Two key elements sway The Runner towards this last theory. The first is the darkly beautiful line, which references (if I recall correctly) Price’s reservations over getting into bet with BP: “Only great men know how to make people’s powerlessness tolerable.” The second, related to the first, is a shot of New Orleans that, at first glance, is a gross, disposable instance of product placement. Sticking out like a sore thumb is a large Hyatt; sorer still is the Mercedes-Benz Superdome. Yes, the makeshift disaster refuge of thousands of displaced, disenfranchised people has been named after a brand of luxury car that their collective wages couldn’t possibly match. It’s not until a few scenes later, when we see just what kind of man Colin Price is, that the image takes on real meaning. 

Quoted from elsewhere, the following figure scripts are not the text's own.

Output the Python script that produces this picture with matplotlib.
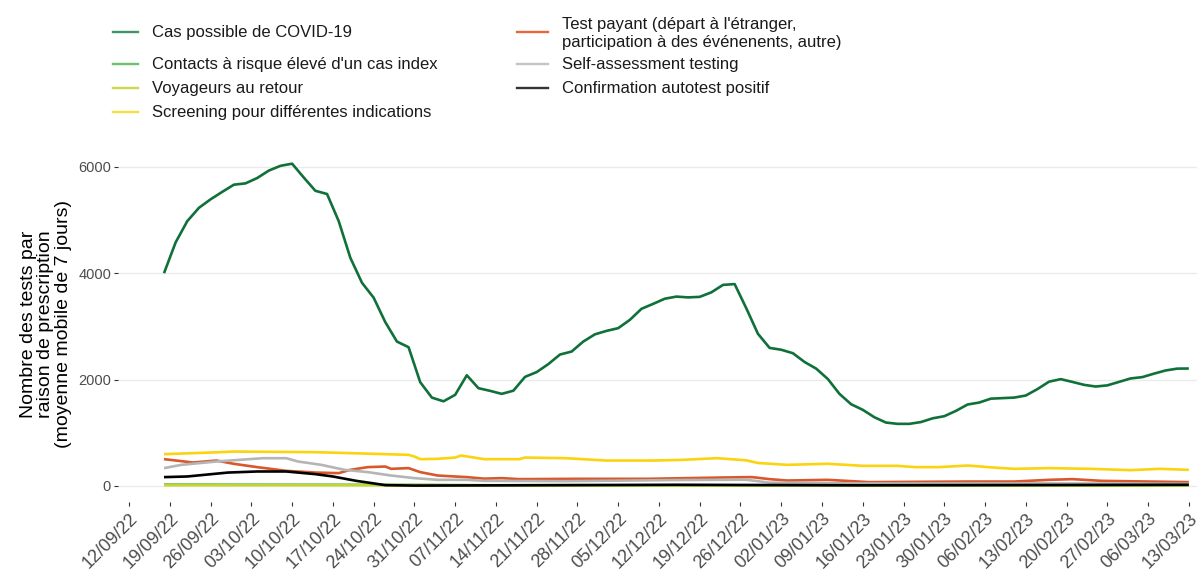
import datetime as dt

import matplotlib
matplotlib.use("Agg")
import matplotlib.pyplot as plt
import matplotlib.dates as mdates
from matplotlib.lines import Line2D

plt.rcParams["font.family"] = ["Liberation Sans", "DejaVu Sans"]

# main series, one value every 2 days from 18/09/22
cas_start = dt.datetime(2022, 9, 18)
cas_possible = [
    4000, 4580, 4980, 5230, 5390, 5530, 5665, 5690, 5790, 5930,
    6020, 6060, 5800, 5550, 5490, 4980, 4290, 3820, 3540, 3080,
    2714, 2608, 1950, 1660, 1590, 1712, 2080, 1837, 1787, 1730,
    1790, 2050, 2140, 2290, 2470, 2526, 2714, 2850, 2915, 2966,
    3122, 3330, 3423, 3520, 3560, 3545, 3555, 3640, 3780, 3795,
    3340, 2860, 2595, 2560, 2495, 2330, 2205, 2010, 1730, 1535,
    1430, 1290, 1190, 1166, 1166, 1200, 1270, 1310, 1410, 1530,
    1567, 1640, 1650, 1660, 1699, 1820, 1960, 2007, 1955, 1900,
    1868, 1890, 1955, 2020, 2045, 2110, 2170, 2205, 2207,
]

screening_dates = [
    "2022-09-18", "2022-09-26", "2022-09-30", "2022-10-06", "2022-10-14",
    "2022-10-20", "2022-10-26", "2022-10-30", "2022-10-31", "2022-11-01",
    "2022-11-04", "2022-11-07", "2022-11-08", "2022-11-12", "2022-11-18",
    "2022-11-19", "2022-11-26", "2022-12-03", "2022-12-11", "2022-12-16",
    "2022-12-22", "2022-12-27", "2022-12-29", "2023-01-03", "2023-01-10",
    "2023-01-16", "2023-01-22", "2023-01-25", "2023-01-29", "2023-02-03",
    "2023-02-08", "2023-02-11", "2023-02-17", "2023-02-24", "2023-03-03",
    "2023-03-08", "2023-03-13",
]
screening = [
    596, 626, 645, 640, 633, 615, 596, 583, 551, 502,
    508, 532, 570, 502, 502, 532, 520, 476, 476, 489,
    520, 480, 430, 395, 415, 376, 376, 352, 352, 382,
    340, 320, 333, 320, 295, 320, 301,
]

payant_dates = [
    "2022-09-18", "2022-09-23", "2022-09-27", "2022-09-30", "2022-10-04",
    "2022-10-09", "2022-10-14", "2022-10-18", "2022-10-20", "2022-10-23",
    "2022-10-26", "2022-10-27", "2022-10-30", "2022-11-01", "2022-11-04",
    "2022-11-09", "2022-11-12", "2022-11-15", "2022-11-18", "2022-11-28",
    "2022-12-10", "2022-12-23", "2022-12-28", "2022-12-31", "2023-01-03",
    "2023-01-10", "2023-01-17", "2023-02-03", "2023-02-11", "2023-02-17",
    "2023-02-21", "2023-02-26", "2023-03-06", "2023-03-13",
]
payant = [
    502, 439, 476, 414, 352, 282, 250, 239, 301, 352,
    363, 320, 333, 258, 194, 164, 135, 145, 126, 132,
    132, 157, 164, 126, 100, 113, 70, 81, 81, 113,
    126, 94, 81, 70,
]

self_dates = [
    "2022-09-18", "2022-09-21", "2022-09-27", "2022-10-01", "2022-10-05",
    "2022-10-09", "2022-10-11", "2022-10-15", "2022-10-19", "2022-10-23",
    "2022-10-27", "2022-10-31", "2022-11-04", "2022-11-09", "2022-11-12",
    "2022-11-26", "2022-12-16", "2022-12-27", "2022-12-31", "2023-01-15",
    "2023-02-13", "2023-03-13",
]
self_test = [
    333, 395, 458, 489, 520, 520, 458, 395, 301, 258,
    194, 145, 113, 113, 94, 88, 110, 115, 60, 45,
    45, 40,
]

confirm_dates = [
    "2022-09-18", "2022-09-22", "2022-09-29", "2022-10-04", "2022-10-09",
    "2022-10-14", "2022-10-17", "2022-10-21", "2022-10-23", "2022-10-26",
    "2022-10-31", "2022-11-15", "2022-12-15", "2023-01-15", "2023-02-15",
    "2023-03-13",
]
confirm = [164, 176, 250, 270, 270, 220, 176, 94, 62, 13, 5, 10, 20, 10, 15, 20]

contacts_dates = ["2022-09-18", "2022-10-31", "2022-11-15", "2023-03-13"]
contacts = [25, 20, 8, 5]

voyageurs_dates = ["2022-09-18", "2022-10-31", "2022-12-15", "2023-03-13"]
voyageurs = [12, 12, 10, 8]

labels = [
    "Cas possible de COVID-19",
    "Contacts à risque élevé d'un cas index",
    "Voyageurs au retour",
    "Screening pour différentes indications",
    "Test payant (départ à l'étranger,\nparticipation à des événenents, autre)",
    "Self-assessment testing",
    "Confirmation autotest positif",
]
colors = ["#0f7139", "#5cbf5a", "#c3d42e", "#f9d40f", "#d8582b", "#b5b5b5", "#000000"]
legend_colors = ["#3d9664", "#6cc46a", "#cdd84a", "#fadc3a", "#e8673d", "#c4c4c4", "#333333"]


def to_dates(strs):
    return [dt.datetime.strptime(s, "%Y-%m-%d") for s in strs]


cas_dates = [cas_start + dt.timedelta(days=2 * i) for i in range(len(cas_possible))]

series = [
    (cas_dates, cas_possible),
    (to_dates(contacts_dates), contacts),
    (to_dates(voyageurs_dates), voyageurs),
    (to_dates(screening_dates), screening),
    (to_dates(payant_dates), payant),
    (to_dates(self_dates), self_test),
    (to_dates(confirm_dates), confirm),
]

W, H = 1201, 575
fig = plt.figure(figsize=(W / 100, H / 100), dpi=100)
ax = fig.add_axes([118 / W, 1 - 502 / H, (1197 - 118) / W, (502 - 147) / H])

for (x, y), c in zip(series, colors):
    ax.plot(x, y, color=c, lw=1.9, solid_capstyle="butt")

ax.set_ylim(-304, 6374)
ax.set_yticks([0, 2000, 4000, 6000])
x0 = dt.datetime(2022, 9, 12)
ax.set_xlim(x0 - dt.timedelta(days=1.9), x0 + dt.timedelta(days=183.4))
ticks = [x0 + dt.timedelta(days=7 * i) for i in range(27)]
ax.set_xticks(ticks)
ax.xaxis.set_major_formatter(mdates.DateFormatter("%d/%m/%y"))

ax.grid(axis="y", color="#ebebeb", lw=1.0)
ax.grid(axis="x", visible=False)
ax.set_axisbelow(True)
for s in ax.spines.values():
    s.set_visible(False)

ax.tick_params(axis="both", color="#333333", length=3, width=0.8)
ax.tick_params(axis="y", labelsize=10.5, labelcolor="#4d4d4d", pad=2)
ax.tick_params(axis="x", labelsize=13, labelcolor="#4d4d4d", pad=3)
for lab in ax.get_xticklabels():
    lab.set_rotation(45)
    lab.set_ha("right")
    lab.set_va("top")
    lab.set_rotation_mode("anchor")

ax.set_ylabel("Nombre des tests par\nraison de prescription\n(moyenne mobile de 7 jours)",
              fontsize=14, linespacing=1.05, color="black")
ax.yaxis.set_label_coords(-0.0426, 0.5)


def px(x, y):
    return x / W, 1 - y / H


# legend, two columns with aligned rows
col1 = [(0, 32), (1, 64), (2, 88), (3, 112)]
col2 = [(4, 32), (5, 64), (6, 88)]
for entries, hx1, hx2, tx in [(col1, 113, 138, 152), (col2, 517, 548, 562)]:
    for idx, yy in entries:
        a, b = px(hx1, yy)
        c, _ = px(hx2, yy)
        fig.add_artist(Line2D([a, c], [b, b], transform=fig.transFigure,
                              color=legend_colors[idx], lw=1.7))
        tx_, ty_ = px(tx, yy + 1)
        fig.text(tx_, ty_, labels[idx], fontsize=12, va="center", ha="left",
                 color="#1a1a1a", linespacing=1.25)

fig.savefig("out.png", dpi=100)
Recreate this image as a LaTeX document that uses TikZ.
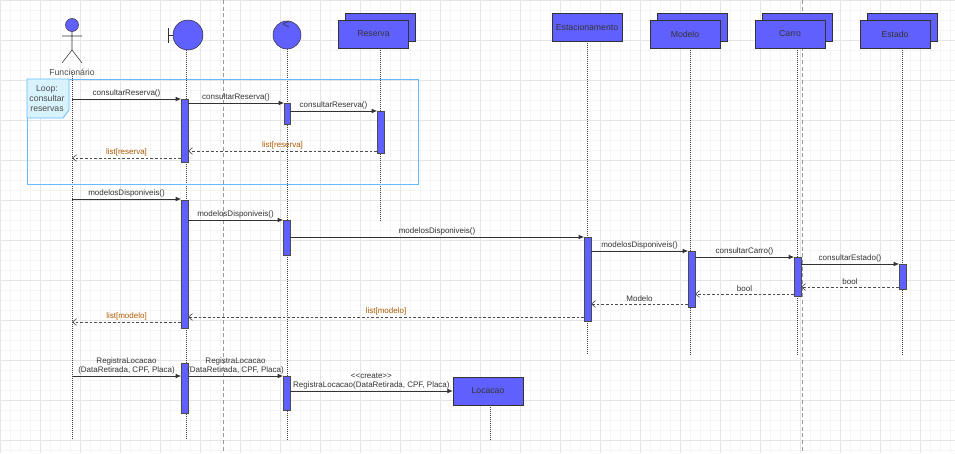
\documentclass[tikz,border=0pt]{standalone}
\usepackage{fontspec}
\setmainfont{Liberation Sans}
\usetikzlibrary{arrows.meta}
\definecolor{fill}{HTML}{6060FF}
\definecolor{lbl}{HTML}{333333}
\definecolor{ret}{HTML}{B05A00}
\tikzset{
 obj/.style={draw=black!80,fill=fill,minimum width=52.5pt,minimum height=21pt,font=\fontsize{6.5}{7}\selectfont,text=black!80,inner sep=0},
 act/.style={draw=black!70,fill=fill,line width=0.4pt},
 life/.style={densely dotted,black!75,line width=0.5pt},
 msg/.style={-{Latex[length=4pt,width=3.5pt]},black!80,line width=0.5pt},
 rmsg/.style={-{Straight Barb[length=3pt,width=5pt]},black!70,dashed,dash pattern=on 2pt off 1.5pt,line width=0.5pt},
 ml/.style={font=\fontsize{6}{6.5}\selectfont,text=lbl,above,inner sep=1.5pt,align=center},
}
\begin{document}
\begin{tikzpicture}[x=0.75pt,y=-0.75pt]
\useasboundingbox (0,0) rectangle (955,453);
\fill[white] (0,0) rectangle (955,453);
\draw[black!4,step=7.5pt] (0,0) grid (955,453);
\draw[black!10,step=30pt] (0,0) grid (955,453);
\draw[black!40,dashed,dash pattern=on 3pt off 2pt] (223,0) -- (223,453) (802,0) -- (802,453);
% lifelines
\draw[life] (72,72) -- (72,440);
\draw[life] (186,50) -- (186,440);
\draw[life] (287,49) -- (287,440);
\draw[life] (380,48) -- (380,222);
\draw[life] (587,41) -- (587,355);
\draw[life] (690,48) -- (690,355);
\draw[life] (797,48) -- (797,355);
\draw[life] (902,48) -- (902,355);
\draw[life] (490,405) -- (490,440);
% actor
\node[circle,draw=black!80,fill=fill,minimum size=9.75pt,inner sep=0] (act) at (72,25) {};
\draw[black!80] (act.south) -- (72,50) (62,36) -- (82,36) (62,63) -- (72,50) -- (82,63);
\node[font=\fontsize{6.5}{7}\selectfont,text=black!70] (fun) at (72,72) {Funcionário};
% boundary
\node[circle,draw=black!80,fill=fill,minimum size=22.5pt,inner sep=0] (bnd) at (188,35) {};
\draw[black!80] (168,28) -- (168,43) (168,35) -- (bnd.west);
% control
\node[circle,draw=black!80,fill=fill,minimum size=21pt,inner sep=0] (ctl) at (287,35) {};
\draw[black!80] (283,24) -- (289,21) (283,24) -- (289,27);
% objects
\node[obj] (resb) at (380.5,27) {};
\node[obj] (res) at (373.5,34) {Reserva};
\node[obj] (est) at (587,27) {Estacionamento};
\node[obj] (modb) at (692,27) {};
\node[obj] (mod) at (685,34) {Modelo};
\node[obj] (carb) at (797,27) {};
\node[obj] (car) at (790,34) {Carro};
\node[obj] (esb) at (902,27) {};
\node[obj] (es) at (895,34) {Estado};
\node[obj] (loc) at (488,391) {Locacao};
% loop frame
\draw[draw=blue!45!cyan!60,line width=0.6pt] (27,79) rectangle (418,184);
\draw[draw=blue!45!cyan!60,fill=cyan!15,line width=0.6pt] (27,79) -- (69,79) -- (69,110) -- (63,118) -- (27,118) -- cycle;
\node[font=\fontsize{6.5}{7.5}\selectfont,text=black!70,align=center] (loop) at (47,98.5) {Loop:\\consultar\\reservas};
% activations
\draw[act] (181,99) rectangle (188,162);
\draw[act] (284,103) rectangle (290,124);
\draw[act] (377,111) rectangle (384,153);
\draw[act] (181,200) rectangle (188,328);
\draw[act] (283,220) rectangle (290,255);
\draw[act] (584,237) rectangle (591,321);
\draw[act] (688,251) rectangle (695,307);
\draw[act] (794,257) rectangle (801,296);
\draw[act] (899,264) rectangle (906,289);
\draw[act] (181,363) rectangle (188,413);
\draw[act] (283,376) rectangle (290,410);
% message endpoints
\foreach \n/\x/\y in {a1/72/99,b1/181/99, a2/188/103,b2/284/103, a3/290/111,b3/377/111,
 a4/377/151,b4/188/151, a5/181/158,b5/72/158,
 a6/72/199,b6/181/199, a7/188/220,b7/283/220, a8/290/237,b8/584/237,
 a9/591/251,b9/688/251, a10/695/257,b10/794/257, a11/801/264,b11/899/264,
 a12/899/287,b12/801/287, a13/794/294,b13/695/294, a14/688/304,b14/591/304,
 a15/584/317,b15/188/317, a16/181/322,b16/72/322,
 a17/72/376,b17/181/376, a18/188/376,b18/283/376, a19/290/391}
 {\coordinate (\n) at (\x,\y);}
\draw[msg] (a1) -- node[ml]{consultarReserva()} (b1);
\draw[msg] (a2) -- node[ml]{consultarReserva()} (b2);
\draw[msg] (a3) -- node[ml]{consultarReserva()} (b3);
\draw[rmsg] (a4) -- node[ml,text=ret]{list[reserva]} (b4);
\draw[rmsg] (a5) -- node[ml,text=ret]{list[reserva]} (b5);
\draw[msg] (a6) -- node[ml]{modelosDisponiveis()} (b6);
\draw[msg] (a7) -- node[ml]{modelosDisponiveis()} (b7);
\draw[msg] (a8) -- node[ml]{modelosDisponiveis()} (b8);
\draw[msg] (a9) -- node[ml]{modelosDisponiveis()} (b9);
\draw[msg] (a10) -- node[ml]{consultarCarro()} (b10);
\draw[msg] (a11) -- node[ml]{consultarEstado()} (b11);
\draw[rmsg] (a12) -- node[ml]{bool} (b12);
\draw[rmsg] (a13) -- node[ml]{bool} (b13);
\draw[rmsg] (a14) -- node[ml]{Modelo} (b14);
\draw[rmsg] (a15) -- node[ml,text=ret]{list[modelo]} (b15);
\draw[rmsg] (a16) -- node[ml,text=ret]{list[modelo]} (b16);
\draw[msg] (a17) -- node[ml]{RegistraLocacao\\(DataRetirada, CPF, Placa)} (b17);
\draw[msg] (a18) -- node[ml]{RegistraLocacao\\(DataRetirada, CPF, Placa)} (b18);
\draw[msg] (a19) -- node[ml]{<{}<create>{}>\\RegistraLocacao(DataRetirada, CPF, Placa)} (loc.west);
\end{tikzpicture}
\end{document}
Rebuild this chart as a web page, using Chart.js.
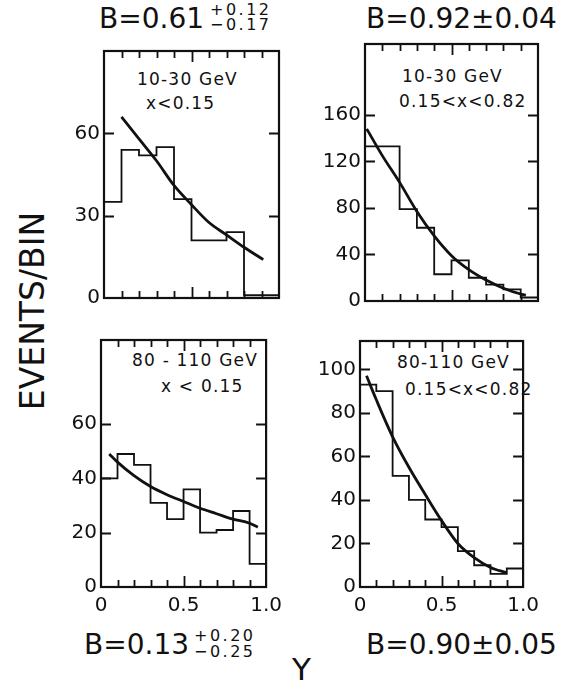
<!DOCTYPE html>
<html><head><meta charset="utf-8">
<script src="https://cdn.jsdelivr.net/npm/chart.js@4.4.0/dist/chart.umd.min.js"></script>
<style>
html,body{margin:0;padding:0;background:#fff;}
#wrap{position:relative;width:565px;height:686px;overflow:hidden;background:#fff;font-family:"DejaVu Sans",sans-serif;color:#111;}
.cv{position:absolute;}
.t{position:absolute;white-space:nowrap;line-height:1;}
.big{font-size:28px;}
.sm{font-size:16px;letter-spacing:2.5px;}
.note{font-size:17px;letter-spacing:1.2px;}
</style></head>
<body><div id="wrap">
  <div class="t big" style="left:99px;top:5px">B=0.61</div>
  <div class="t sm" style="left:210px;top:2px">+0.12</div>
  <div class="t sm" style="left:210px;top:17px">−0.17</div>
  <div class="t big" style="left:366px;top:5px">B=0.92±0.04</div>

  <div class="t big" style="left:84px;top:631px">B=0.13</div>
  <div class="t sm" style="left:194px;top:628px">+0.20</div>
  <div class="t sm" style="left:194px;top:644px">−0.25</div>
  <div class="t big" style="left:366px;top:631px">B=0.90±0.05</div>

  <div class="t" style="left:292px;top:654px;font-size:31px">Y</div>
  <div class="t" style="left:32px;top:311px;font-size:33px;transform:translate(-50%,-50%) rotate(-90deg);">EVENTS/BIN</div>

  <div class="t note" style="left:137px;top:71px">10-30 GeV</div>
  <div class="t note" style="left:146px;top:95px">x&lt;0.15</div>
  <div class="t note" style="left:402px;top:68px">10-30 GeV</div>
  <div class="t note" style="left:399px;top:93px">0.15&lt;x&lt;0.82</div>
  <div class="t note" style="left:132px;top:352px">80 - 110 GeV</div>
  <div class="t note" style="left:161px;top:378px">x &lt; 0.15</div>
  <div class="t note" style="left:397px;top:354px">80-110 GeV</div>
  <div class="t note" style="left:405px;top:381px">0.15&lt;x&lt;0.82</div>
</div>
<script>
// ---- data ----
const binEdges = [0, 0.1, 0.2, 0.3, 0.4, 0.5, 0.6, 0.7, 0.8, 0.9, 1.0];
const xMinorTicks = [0.1, 0.2, 0.3, 0.4, 0.5, 0.6, 0.7, 0.8, 0.9];
const xTickValues = [0, 0.5, 1.0];
const xTickLabels = ["0", "0.5", "1.0"];

// Panel 1: 10-30 GeV, x<0.15
const hist1 = [35, 54, 52, 55, 36, 21, 21, 24, 1, 1];
const curve1X = [0.1, 0.2, 0.3, 0.4, 0.5, 0.6, 0.7, 0.8, 0.91];
const curve1Y = [66, 58, 50, 41, 34, 27.5, 23, 18.5, 14];
const yTicks1 = [0, 30, 60];

// Panel 2: 10-30 GeV, 0.15<x<0.82
const hist2 = [133, 133, 79, 63, 23, 35, 20, 14, 10, 3];
const curve2X = [0.01, 0.1, 0.2, 0.3, 0.4, 0.5, 0.6, 0.7, 0.8, 0.9, 0.93];
const curve2Y = [148, 125, 102, 77, 56, 39, 27, 18, 11, 6, 5];
const yTicks2 = [0, 40, 80, 120, 160];

// Panel 3: 80-110 GeV, x<0.15
const hist3 = [40, 49, 45, 31, 25, 36, 20, 21, 28, 8.5];
const curve3X = [0.05, 0.1, 0.2, 0.3, 0.4, 0.5, 0.6, 0.7, 0.8, 0.9, 0.95];
const curve3Y = [49, 46, 41, 37, 34, 31.5, 29, 27, 25, 23.5, 22];
const yTicks3 = [0, 20, 40, 60];

// Panel 4: 80-110 GeV, 0.15<x<0.82
const hist4 = [93, 90, 51, 40, 31, 27.5, 16.5, 10, 6, 8.5];
const curve4X = [0.04, 0.1, 0.2, 0.3, 0.4, 0.5, 0.6, 0.7, 0.8, 0.9];
const curve4Y = [97, 86, 69, 55, 42.5, 30.5, 20, 13.5, 9, 6.5];
const yTicks4 = [0, 20, 40, 60, 80, 100];

const yMax = [90, 221, 91, 113];

// ---- drawing ----
const INK = '#111';
const FONT = 'DejaVu Sans';

const framePlugin = {
  id: 'frame',
  afterDraw(chart) {
    const ctx = chart.ctx;
    const a = chart.chartArea;
    const xs = chart.scales.x, ys = chart.scales.y;
    ctx.save();
    ctx.strokeStyle = INK;
    ctx.lineCap = 'butt';
    ctx.lineWidth = 1.8;
    for (const v of xMinorTicks) {
      const px = Math.round(xs.getPixelForValue(v)) + 0.5;
      const len = (v > 0.49 && v < 0.51) ? 11 : 7;
      ctx.beginPath();
      ctx.moveTo(px, a.bottom); ctx.lineTo(px, a.bottom - len);
      ctx.moveTo(px, a.top); ctx.lineTo(px, a.top + len);
      ctx.stroke();
    }
    for (const t of ys.ticks) {
      if (t.value <= 0) continue;
      const py = Math.round(ys.getPixelForValue(t.value)) + 0.5;
      ctx.beginPath();
      ctx.moveTo(a.left, py); ctx.lineTo(a.left + 10, py);
      ctx.moveTo(a.right, py); ctx.lineTo(a.right - 10, py);
      ctx.stroke();
    }
    ctx.lineWidth = 2.2;
    ctx.strokeRect(a.left, a.top, a.right - a.left, a.bottom - a.top);
    ctx.restore();
  }
};

const wrap = document.getElementById('wrap');

function makePanel(box, hist, cx, cy, ymax, yTicks, showX) {
  const padL = 64, padR = 14, padT = 12, padB = showX ? 40 : 16;
  const w = box.R - box.L, h = box.B - box.T;
  const holder = document.createElement('div');
  holder.className = 'cv';
  holder.style.left = (box.L - padL) + 'px';
  holder.style.top = (box.T - padT) + 'px';
  const c = document.createElement('canvas');
  c.width = w + padL + padR; c.height = h + padT + padB;
  c.style.width = c.width + 'px'; c.style.height = c.height + 'px';
  holder.appendChild(c);
  wrap.appendChild(holder);
  new Chart(c, {
    type: 'line',
    data: {
      datasets: [
        {
          data: binEdges.map((e, i) => ({x: e, y: hist[Math.min(i, hist.length - 1)]})),
          stepped: true, borderColor: INK, borderWidth: 1.8, pointRadius: 0, fill: false
        },
        {
          data: cx.map((e, i) => ({x: e, y: cy[i]})),
          borderColor: INK, borderWidth: 2.8, pointRadius: 0, fill: false,
          tension: 0.4, cubicInterpolationMode: 'monotone'
        }
      ]
    },
    options: {
      responsive: false, animation: false, devicePixelRatio: 1,
      layout: {padding: {top: padT, right: padR, left: 0, bottom: 0}},
      plugins: {legend: {display: false}, tooltip: {enabled: false}},
      scales: {
        x: {
          type: 'linear', min: 0, max: 1,
          grid: {display: false, drawTicks: false}, border: {display: false},
          afterBuildTicks: s => { s.ticks = xTickValues.map(v => ({value: v})); },
          ticks: {display: showX, padding: 7, color: INK, maxRotation: 0, autoSkip: false,
                  font: {family: FONT, size: 20},
                  callback: (v, i) => xTickLabels[i]},
          afterFit: s => { s.height = padB; }
        },
        y: {
          type: 'linear', min: 0, max: ymax,
          grid: {display: false, drawTicks: false}, border: {display: false},
          afterBuildTicks: s => { s.ticks = yTicks.map(v => ({value: v})); },
          ticks: {padding: 4, color: INK, autoSkip: false,
                  font: {family: FONT, size: 20},
                  callback: (v, i) => String(yTicks[i])},
          afterFit: s => { s.width = padL; }
        }
      }
    },
    plugins: [framePlugin]
  });
}

makePanel({L: 104, R: 279, T: 47, B: 298}, hist1, curve1X, curve1Y, yMax[0], yTicks1, false);
makePanel({L: 365, R: 538, T: 40, B: 301}, hist2, curve2X, curve2Y, yMax[1], yTicks2, false);
makePanel({L: 101, R: 275, T: 336, B: 587}, hist3, curve3X, curve3Y, yMax[2], yTicks3, true);
makePanel({L: 360, R: 532, T: 337, B: 587}, hist4, curve4X, curve4Y, yMax[3], yTicks4, true);
</script>
</body></html>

The possibility that options two and three are real almost precludes option one. Like the aforementioned Wiseau (who, for the record, is a horrendous filmmaker whose work I’m not really comparing to The Runner), Stark has unleashed a piece of art onto the world that audiences might chew on endlessly, drawing different conclusions not only from each other but also from subsequent viewings.

I don’t know that I share Stark’s opinion of politicians—or at least the opinion put forth in his film. But I don’t know that I don’t share it. He makes a compelling, modern-day version the Citizen Kane argument, that you can never really know a person. The made-up, well-spoken faces on TV may, in fact, hide some of the ugliest, insatiable-beyond-reason appetites on the planet. We’ll never know for sure, but that doesn’t stop us from trusting them implicitly with our livelihoods, our freedom, our future. At least the Top Model contestants have the decency to let us know they’re irredeemable freaks.

*If you can pull these films off your shelf instead of having to rent them, The Runner is definitely your cup of tea.